Choosing the Right Product for Your Window Material
Choosing the wrong product for your specific frame material is a recipe for a redo. Wood frames are forgiving but demand products that allow for vapor permeability; if the wood can’t “breathe,” it will rot. Look for high-quality acrylic latex paints for wood, as they remain flexible and are less likely to crack than older oil-based formulations.
Metal and vinyl require high-adhesion chemistry. For aluminum, ensure your primer contains rust inhibitors even if you don’t see active corrosion. For vinyl, the “vinyl-safe” label is non-negotiable. Using a standard dark brown paint on a white vinyl window in a sunny climate can literally melt the frame profiles, leading to a very expensive replacement.
- Wood: Two-part epoxies, oil-based primers, acrylic topcoats.
- Aluminum: DTM primers, specialized metal enamels.
- Vinyl: High-adhesion bonding primers, vinyl-safe color palettes.
When to Call It: Signs a Frame Can’t Be Saved
Restoration has its limits, and recognizing them will save you time and money. If you can push a screwdriver all the way through a structural part of the frame—like the side jambs or the head casing—the window is likely beyond a simple DIY fix. While sills can often be replaced or epoxied, the vertical members of the frame carry the weight of the sash and must be structurally sound.
Check the operation of the window as well. If the frame is so warped that the window no longer opens or closes, or if the double-pane glass has a “foggy” look between the layers, restoration is purely cosmetic. A broken seal in an IGU (Insulated Glass Unit) cannot be fixed with paint or putty; it requires a glass technician or a full unit replacement.
Finally, consider the “rule of thirds.” If more than one-third of the frame material needs to be replaced with epoxy or new wood Dutchman repairs, the labor cost and effort usually exceed the value of the window. In these cases, a “pocket replacement” window, which installs inside your existing frame, might be the more practical and energy-efficient choice.
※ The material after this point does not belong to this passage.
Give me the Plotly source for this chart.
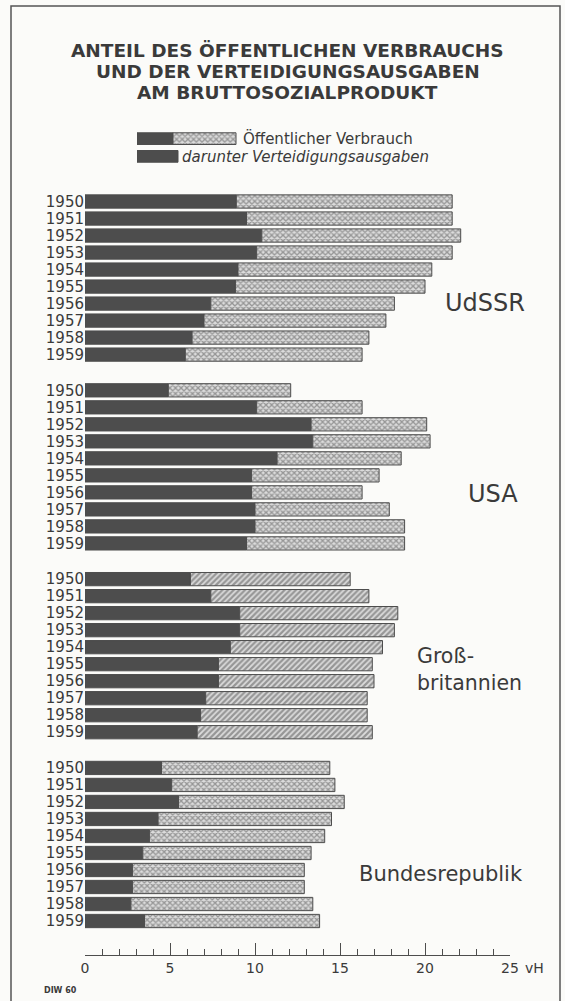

Restoring window frames in place is a rewarding project that preserves the character of a home while extending the life of its components. By focusing on meticulous preparation and using the correct chemical solutions for each material, you can achieve results that look professional and last for years. Taking the time to understand the needs of your specific windows ensures that your efforts result in a lasting defense against the elements.